Language Matters | Taboo: how the word came to describe topics such as menstruation and race, and how it helped one tourist hotspot achieve zero Covid
- The Tongan word ‘tabu’, meaning sacred or forbidden, gave birth to the English ‘taboo’, eventually becoming used to describe topics that were ‘off-limits’
- In 2020, the mayor of Easter Island relied on the discourse of ‘tapu’ to manage islanders’ concerns over the effect of Covid-19 restrictions on their businesses

On his third voyage to the Pacific, British explorer Captain James Cook observed in his logbook in June 1777: “When dinner came on table not one of my guests would sit down or eat a bit of any thing that was there. Every one was Tabu, a word of very comprehensive meaning but in general signifies forbidden.”

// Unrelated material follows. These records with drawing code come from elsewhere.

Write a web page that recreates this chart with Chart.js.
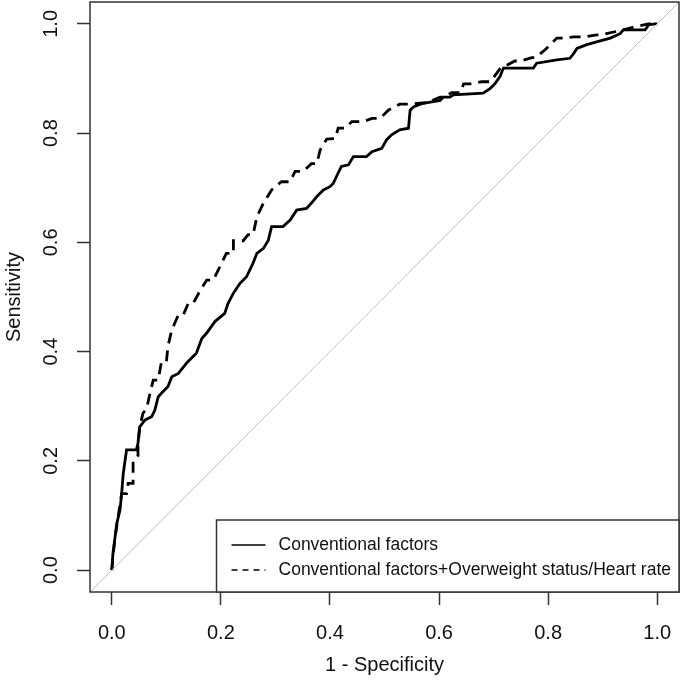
<!DOCTYPE html>
<html>
<head>
<meta charset="utf-8">
<script src="https://cdn.jsdelivr.net/npm/chart.js@4"></script>
<style>
  html, body { margin: 0; padding: 0; background: #fff; }
  #wrap { width: 682px; height: 685px; }
</style>
</head>
<body>
<div id="wrap"><canvas id="roc" width="682" height="685"></canvas></div>
<script>
// ROC curve: conventional factors (solid)
const convX = [0, 0.002, 0.006, 0.009, 0.015, 0.018, 0.021, 0.027, 0.045, 0.048, 0.051, 0.061, 0.073, 0.079, 0.085, 0.091,
  0.103, 0.110, 0.122, 0.137, 0.143, 0.155, 0.165, 0.174, 0.189, 0.207, 0.213, 0.223, 0.235, 0.247, 0.259, 0.266,
  0.278, 0.287, 0.293, 0.314, 0.327, 0.339, 0.357, 0.366, 0.376, 0.388, 0.400, 0.406, 0.415, 0.421, 0.434, 0.443,
  0.467, 0.477, 0.495, 0.504, 0.513, 0.528, 0.544, 0.547, 0.553, 0.568, 0.602, 0.608, 0.620, 0.626, 0.681, 0.694,
  0.703, 0.712, 0.718, 0.773, 0.779, 0.816, 0.840, 0.847, 0.853, 0.871, 0.889, 0.914, 0.932, 0.938, 0.978, 0.984,
  0.996, 1];
const convY = [0, 0.030, 0.061, 0.085, 0.110, 0.140, 0.177, 0.220, 0.220, 0.232, 0.262, 0.275, 0.281, 0.293, 0.317, 0.324,
  0.336, 0.354, 0.360, 0.379, 0.385, 0.397, 0.424, 0.434, 0.455, 0.470, 0.488, 0.507, 0.525, 0.537, 0.562, 0.580,
  0.589, 0.604, 0.629, 0.629, 0.641, 0.659, 0.662, 0.672, 0.684, 0.696, 0.702, 0.708, 0.727, 0.739, 0.742, 0.757,
  0.757, 0.766, 0.772, 0.788, 0.797, 0.806, 0.809, 0.842, 0.848, 0.854, 0.860, 0.866, 0.866, 0.870, 0.873, 0.882,
  0.891, 0.904, 0.919, 0.919, 0.928, 0.934, 0.937, 0.946, 0.955, 0.962, 0.967, 0.974, 0.982, 0.989, 0.989, 0.998,
  1.0, 1];

// ROC curve: conventional factors + overweight status / heart rate (dashed)
const fullX = [0, 0.002, 0.006, 0.012, 0.018, 0.027, 0.030, 0.039, 0.039, 0.048, 0.048, 0.051, 0.057, 0.064, 0.070, 0.076,
  0.085, 0.091, 0.100, 0.103, 0.110, 0.122, 0.131, 0.140, 0.149, 0.161, 0.174, 0.186, 0.198, 0.210, 0.223, 0.223,
  0.241, 0.250, 0.259, 0.266, 0.278, 0.293, 0.311, 0.327, 0.336, 0.351, 0.366, 0.376, 0.382, 0.394, 0.410, 0.415,
  0.428, 0.440, 0.461, 0.477, 0.492, 0.507, 0.528, 0.547, 0.580, 0.602, 0.608, 0.623, 0.639, 0.645, 0.657, 0.678,
  0.694, 0.712, 0.739, 0.749, 0.770, 0.776, 0.794, 0.816, 0.825, 0.847, 0.865, 0.889, 0.898, 0.938, 0.960, 0.984, 1];
const fullY = [0, 0.024, 0.060, 0.100, 0.140, 0.140, 0.159, 0.159, 0.200, 0.210, 0.230, 0.260, 0.287, 0.296, 0.324, 0.348,
  0.348, 0.381, 0.381, 0.410, 0.440, 0.467, 0.467, 0.488, 0.488, 0.510, 0.531, 0.531, 0.555, 0.580, 0.580, 0.603,
  0.603, 0.614, 0.614, 0.647, 0.672, 0.696, 0.711, 0.711, 0.730, 0.730, 0.744, 0.744, 0.769, 0.789, 0.790, 0.809,
  0.809, 0.821, 0.821, 0.827, 0.827, 0.842, 0.853, 0.853, 0.856, 0.866, 0.866, 0.874, 0.874, 0.890, 0.890, 0.894,
  0.894, 0.918, 0.932, 0.932, 0.938, 0.938, 0.952, 0.974, 0.974, 0.976, 0.976, 0.980, 0.980, 0.989, 0.995, 1.0, 1];

const seriesLabels = ["Conventional factors", "Conventional factors+Overweight status/Heart rate"];
const axisMin = -0.04;
const axisMax = 1.04;
const tickStep = 0.2;

function toPoints(xs, ys) {
  return xs.map((x, i) => ({ x: x, y: ys[i] }));
}

const ink = "#111";
const FONT = "'Liberation Sans', Arial, sans-serif";

// box around plot + legend box in bottom right corner (R style)
const rBox = {
  id: "rBox",
  afterDraw(chart) {
    const ctx = chart.ctx;
    const a = chart.chartArea;
    ctx.save();
    ctx.strokeStyle = "#333";
    ctx.lineWidth = 1.5;
    ctx.setLineDash([]);
    ctx.strokeRect(a.left, a.top, a.right - a.left, a.bottom - a.top);

    // legend
    const items = chart.data.datasets.filter(d => d.label);
    ctx.font = "17.5px " + FONT;
    let w = 0;
    items.forEach(d => { w = Math.max(w, ctx.measureText(d.label).width); });
    const right = a.right;
    const bottom = a.bottom;
    const left = right - w - 70;
    const top = bottom - 72;
    ctx.fillStyle = "#fff";
    ctx.fillRect(left, top, right - left, bottom - top);
    ctx.strokeRect(left, top, right - left, bottom - top);
    items.forEach((d, i) => {
      const y = top + 25 + i * 25;
      ctx.strokeStyle = "#000";
      ctx.lineWidth = 1.5;
      ctx.setLineDash(d.borderDash && d.borderDash.length ? [6, 5] : []);
      ctx.beginPath();
      ctx.moveTo(left + 15, y);
      ctx.lineTo(left + 49, y);
      ctx.stroke();
      ctx.setLineDash([]);
      ctx.fillStyle = ink;
      ctx.textAlign = "left";
      ctx.textBaseline = "middle";
      ctx.fillText(d.label, left + 62, y);
    });
    ctx.restore();
  }
};

const chart = new Chart("roc", {
  type: "line",
  data: {
    datasets: [
      {
        label: "",
        data: toPoints([axisMin, axisMax], [axisMin, axisMax]),
        borderColor: "#c0c0c0",
        borderWidth: 1,
        pointRadius: 0,
        tension: 0,
      },
      {
        label: seriesLabels[0],
        data: toPoints(convX, convY),
        borderColor: "#000",
        borderWidth: 2.8,
        pointRadius: 0,
        tension: 0,
      },
      {
        label: seriesLabels[1],
        data: toPoints(fullX, fullY),
        borderColor: "#000",
        borderWidth: 2.8,
        borderDash: [11, 7],
        pointRadius: 0,
        tension: 0,
      },
    ],
  },
  options: {
    responsive: false,
    animation: false,
    layout: { padding: { top: 2, right: 3, left: 0, bottom: 0 } },
    plugins: {
      legend: { display: false },
      tooltip: { enabled: false },
    },
    scales: {
      x: {
        type: "linear",
        min: axisMin,
        max: axisMax,
        afterFit(scale) {
          scale.height = 93;
          scale.paddingLeft = 0;
          scale.paddingRight = 0;
        },
        grid: { drawOnChartArea: false, drawTicks: true, tickLength: 13, tickColor: "#333", tickWidth: 1.5 },
        border: { display: false },
        ticks: {
          stepSize: tickStep,
          includeBounds: false,
          padding: 16,
          color: ink,
          font: { family: FONT, size: 20 },
          callback: v => Number(v).toFixed(1),
        },
        title: {
          display: true,
          text: "1 - Specificity",
          color: ink,
          font: { family: FONT, size: 20 },
          padding: { top: 0, bottom: 8 },
        },
      },
      y: {
        type: "linear",
        min: axisMin,
        max: axisMax,
        afterFit(scale) {
          scale.width = 90;
          scale.paddingTop = 0;
          scale.paddingBottom = 0;
        },
        grid: { drawOnChartArea: false, drawTicks: true, tickLength: 13, tickColor: "#333", tickWidth: 1.5 },
        border: { display: false },
        ticks: {
          stepSize: tickStep,
          includeBounds: false,
          padding: 12,
          minRotation: 90,
          maxRotation: 90,
          crossAlign: "center",
          color: ink,
          font: { family: FONT, size: 20 },
          callback: v => Number(v).toFixed(1),
        },
        title: {
          display: true,
          text: "Sensitivity",
          color: ink,
          font: { family: FONT, size: 20 },
          padding: { top: 2, bottom: 0 },
        },
      },
    },
  },
  plugins: [rBox],
});
</script>
</body>
</html>
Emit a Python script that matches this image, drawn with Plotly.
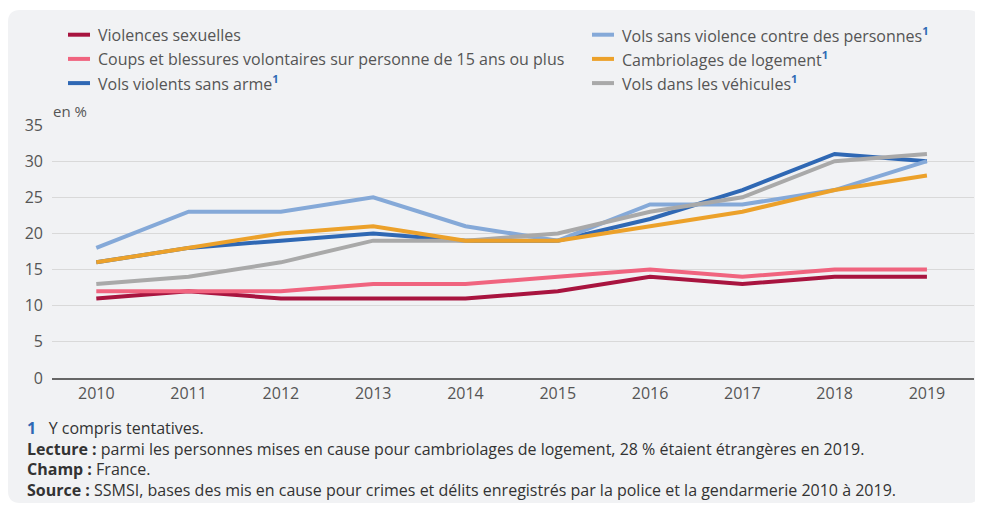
import plotly.graph_objects as go

years = ["2010", "2011", "2012", "2013", "2014", "2015", "2016", "2017", "2018", "2019"]
violences_sexuelles = [11, 12, 11, 11, 11, 12, 14, 13, 14, 14]
coups_blessures = [12, 12, 12, 13, 13, 14, 15, 14, 15, 15]
vols_violents = [16, 18, 19, 20, 19, 19, 22, 26, 31, 30]
vols_sans_violence = [18, 23, 23, 25, 21, 19, 24, 24, 26, 30]
vols_vehicules = [13, 14, 16, 19, 19, 20, 23, 25, 30, 31]
cambriolages = [16, 18, 20, 21, 19, 19, 21, 23, 26, 28]
y_ticks = [0, 5, 10, 15, 20, 25, 30, 35]

SUP = "<sup><b><span style='color:#2f6ab5'>1</span></b></sup>"
series = [
    ("Violences sexuelles", violences_sexuelles, "#a8143f"),
    ("Coups et blessures volontaires sur personne de 15 ans ou plus", coups_blessures, "#f0647f"),
    ("Vols violents sans arme" + SUP, vols_violents, "#2f68b4"),
    ("Vols sans violence contre des personnes" + SUP, vols_sans_violence, "#85a9d8"),
    ("Vols dans les véhicules" + SUP, vols_vehicules, "#a9a9a9"),
    ("Cambriolages de logement" + SUP, cambriolages, "#eca12a"),
]
legend_pos = {
    0: (0, 0), 1: (0, 1), 2: (0, 2), 3: (1, 0), 5: (1, 1), 4: (1, 2),
}

# page body has an 8px margin: figure coordinates = screen coordinates - 8
OFF = 8
W, H = 983 - OFF, 511 - OFF
L, R, T, B = 52 - OFF, 9, 125 - OFF, 133
PW, PH = W - L - R, H - T - B

def px(x):
    return (x - OFF - L) / PW

def py(y):
    return (H - B - (y - OFF)) / PH

FONT = "Open Sans"
TXT = "#555555"

fig = go.Figure()
for name, vals, col in series:
    fig.add_trace(go.Scatter(x=years, y=vals, mode="lines", name=name,
                             line=dict(color=col, width=4), showlegend=False,
                             hoverinfo="x+y"))

shapes = []
# background panel with rounded corners
x0, x1, y0, y1, r = 8, 980, 10, 503, 12
rx, ry = r / PW, r / PH
X0, X1, Y0, Y1 = px(x0), px(x1), py(y0), py(y1)
path = (f"M {X0+rx},{Y0} L {X1-rx},{Y0} Q {X1},{Y0} {X1},{Y0-ry} "
        f"L {X1},{Y1+ry} Q {X1},{Y1} {X1-rx},{Y1} L {X0+rx},{Y1} "
        f"Q {X0},{Y1} {X0},{Y1+ry} L {X0},{Y0-ry} Q {X0},{Y0} {X0+rx},{Y0} Z")
shapes.append(dict(type="path", path=path, xref="paper", yref="paper",
                   fillcolor="#f1f2f4", line=dict(width=0), layer="below"))

annotations = []
for i, (name, vals, col) in enumerate(series):
    c, rr = legend_pos[i]
    lx = 68 if c == 0 else 592
    ly = 34.7 + rr * 24.2
    shapes.append(dict(type="line", xref="paper", yref="paper",
                       x0=px(lx), x1=px(lx + 22), y0=py(ly), y1=py(ly),
                       line=dict(color=col, width=4)))
    annotations.append(dict(text=name, xref="paper", yref="paper",
                            x=px(lx + 28), y=py(ly), xanchor="left", yanchor="middle",
                            showarrow=False, font=dict(family=FONT, size=16, color=TXT)))

annotations.append(dict(text="en %", xref="paper", yref="paper", x=px(51), y=py(111),
                        xanchor="left", yanchor="middle", showarrow=False,
                        font=dict(family=FONT, size=15, color=TXT)))

NB = "\u00a0"
foot = [
    (428, "<b><span style='color:#2f68b4'>1</span></b>" + NB * 3 + "Y compris tentatives."),
    (449, "<b>Lecture :</b> parmi les personnes mises en cause pour cambriolages de logement, 28 % étaient étrangères en 2019."),
    (469, "<b>Champ :</b> France."),
    (490, "<b>Source :</b> SSMSI, bases des mis en cause pour crimes et délits enregistrés par la police et la gendarmerie 2010 à 2019."),
]
for yy, t in foot:
    annotations.append(dict(text=t, xref="paper", yref="paper", x=px(25), y=py(yy),
                            xanchor="left", yanchor="middle", showarrow=False,
                            font=dict(family=FONT, size=16, color="#333333")))

fig.update_layout(
    width=W, height=H,
    margin=dict(l=L, r=R, t=T, b=B),
    paper_bgcolor="white", plot_bgcolor="rgba(0,0,0,0)",
    font=dict(family=FONT, size=16, color=TXT),
    shapes=shapes, annotations=annotations, showlegend=False,
    xaxis=dict(type="category", range=[-0.48, 9.51], showgrid=False,
               showline=True, linecolor="#666666", linewidth=1.5,
               ticks="", tickfont=dict(family=FONT, size=16, color=TXT), zeroline=False),
    yaxis=dict(range=[0, 35], tickvals=y_ticks, showgrid=True, gridcolor="#d9d9d9",
               gridwidth=1, zeroline=False, showline=False, ticks="",
               ticklabelstandoff=8,
               tickfont=dict(family=FONT, size=16, color=TXT)),
)

fig.write_html("out.html")
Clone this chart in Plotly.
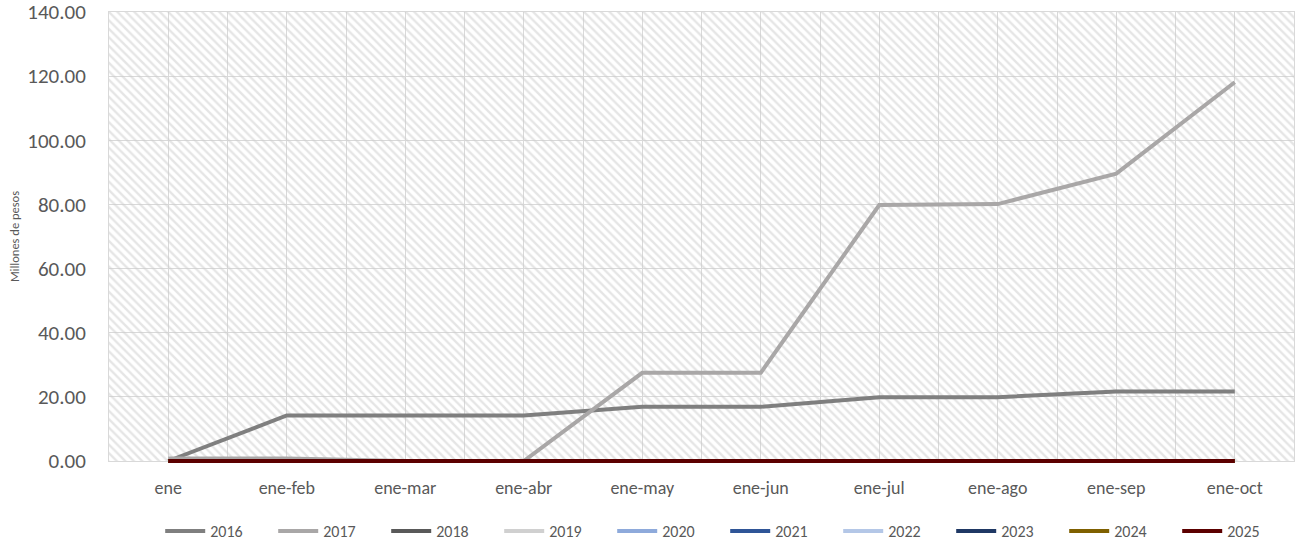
import plotly.graph_objects as go

# Cumulative amounts per period (millions of pesos)
months = ["ene", "ene-feb", "ene-mar", "ene-abr", "ene-may",
          "ene-jun", "ene-jul", "ene-ago", "ene-sep", "ene-oct"]

y2016 = [0.0, 14.2, 14.2, 14.2, 16.9, 16.9, 19.9, 19.9, 21.7, 21.7]
y2017 = [0.8, 0.8, 0.0, 0.0, 27.5, 27.5, 79.8, 80.1, 89.6, 118.1]
y2018 = [0.0] * 10
y2019 = [0.0] * 10
y2020 = [0.0] * 10
y2021 = [0.0] * 10
y2022 = [0.0] * 10
y2023 = [0.0] * 10
y2024 = [0.0] * 10
y2025 = [0.0] * 10

series = [
    ("2016", y2016, "#7f7f7f"),
    ("2017", y2017, "#a9a7a7"),
    ("2018", y2018, "#595959"),
    ("2019", y2019, "#d0d0d0"),
    ("2020", y2020, "#8eaadb"),
    ("2021", y2021, "#2f5597"),
    ("2022", y2022, "#b4c7e7"),
    ("2023", y2023, "#1f3864"),
    ("2024", y2024, "#7f6000"),
    ("2025", y2025, "#5c0000"),
]

y_ticks = [0, 20, 40, 60, 80, 100, 120, 140]
x_idx = list(range(len(months)))
x_range = [-0.5, len(months) - 0.5]
y_range = [0, 140]

FONT = "Carlito, Calibri, Lato, sans-serif"
TEXT = "#595959"
GRID = "#d9d9d9"

# Figure geometry: the line layer gets a few extra pixels above and below
# the gridded area so thick lines at 0 are not cut in half.
H = 541
M_TOP, M_BOT = 8, 76
PAD = 4
area_h = H - M_TOP - M_BOT
grid_h = area_h - 2 * PAD
units_per_px = (y_range[1] - y_range[0]) / grid_h
y2_range = [y_range[0] - PAD * units_per_px, y_range[1] + PAD * units_per_px]

# legend row centred ~70 px under the bottom of the gridded area
legend_y = -(70 - PAD) / area_h

fig = go.Figure()

# hatched plot-area background
fig.add_trace(go.Scatter(
    x=[x_range[0], x_range[1], x_range[1], x_range[0], x_range[0]],
    y=[y_range[0], y_range[0], y_range[1], y_range[1], y_range[0]],
    mode="lines", line=dict(width=0), fill="toself",
    fillcolor="rgba(0,0,0,0)",
    fillpattern=dict(shape="\\", size=6, solidity=0.4,
                     fgcolor="#cccccc", bgcolor="rgba(0,0,0,0)"),
    showlegend=False, hoverinfo="skip",
))

for name, vals, color in series:
    fig.add_trace(go.Scatter(
        x=x_idx, y=vals, name=name, mode="lines",
        line=dict(color=color, width=4),
        xaxis="x2", yaxis="y2",
    ))

fig.update_layout(
    width=1299, height=H,
    margin=dict(l=109, r=5, t=M_TOP, b=M_BOT, autoexpand=False),
    paper_bgcolor="white", plot_bgcolor="rgba(0,0,0,0)",
    font=dict(family=FONT, color=TEXT),
    showlegend=True,
    legend=dict(
        orientation="h", x=0.52, xanchor="center", y=legend_y, yanchor="middle",
        font=dict(size=16, color=TEXT, family=FONT),
        entrywidth=58, entrywidthmode="pixels",
        itemwidth=40, bgcolor="rgba(0,0,0,0)",
    ),
    xaxis=dict(
        range=x_range, tickmode="array", tickvals=x_idx, ticktext=months,
        showgrid=True, gridcolor=GRID, gridwidth=1,
        minor=dict(tickmode="array", tickvals=[i + 0.5 for i in x_idx[:-1]],
                   showgrid=True, gridcolor=GRID, gridwidth=1),
        showline=True, linecolor=GRID, mirror=True,
        zeroline=False, ticks="", ticklabelstandoff=10,
        tickfont=dict(size=18, color=TEXT, family=FONT),
    ),
    yaxis=dict(
        domain=[PAD / area_h, 1 - PAD / area_h],
        range=y_range, tickmode="array", tickvals=y_ticks,
        tickformat=".2f", showgrid=True, gridcolor=GRID, gridwidth=1,
        showline=True, linecolor=GRID, mirror=True,
        zeroline=False, ticks="", ticklabelstandoff=18,
        ticklabeloverflow="allow",
        tickfont=dict(size=21, color=TEXT, family=FONT),
        title=dict(text="Millones de pesos", standoff=4,
                   font=dict(size=12.5, color=TEXT, family=FONT)),
    ),
    xaxis2=dict(range=x_range, anchor="y2", visible=False, showgrid=False),
    yaxis2=dict(domain=[0, 1], range=y2_range, anchor="x2",
                visible=False, showgrid=False),
)

fig.write_html("out.html")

This was the first of several of his entries of the Tongan word tabu (with stress on the initial syllable), meaning sacred, forbidden; or set apart for special use or purpose or for the use of a god, king, priest or chief; or prohibited to a particular class (especially women) or to persons under a perpetual or temporary prohibition from certain actions, food or contact.
The word and meaning are found across the region: tabu in several languages of Melanesia and Micronesia, including some of the islands of Vanuatu, Kiribati and Papua New Guinea, tapu in Polynesian languages Tahitian and Maori, and kapu in Hawaiian.
The Tongan form was adopted into English as taboo (and tapu in New Zealand and Maori English), with stress on the final syllable, as adjective, noun and verb, in reference to such observed customs in the Pacific, and, subsequently, in the early 19th century, other “primitive” cultures.

It soon came to be used figuratively in relation to the prohibition not just of practices as dictated by religious or social custom, but more generally of the use or practice of anything. Contemporary examples include taboo topics (for instance, of menstruation, or race, or finances), and dating a colleague being considered taboo.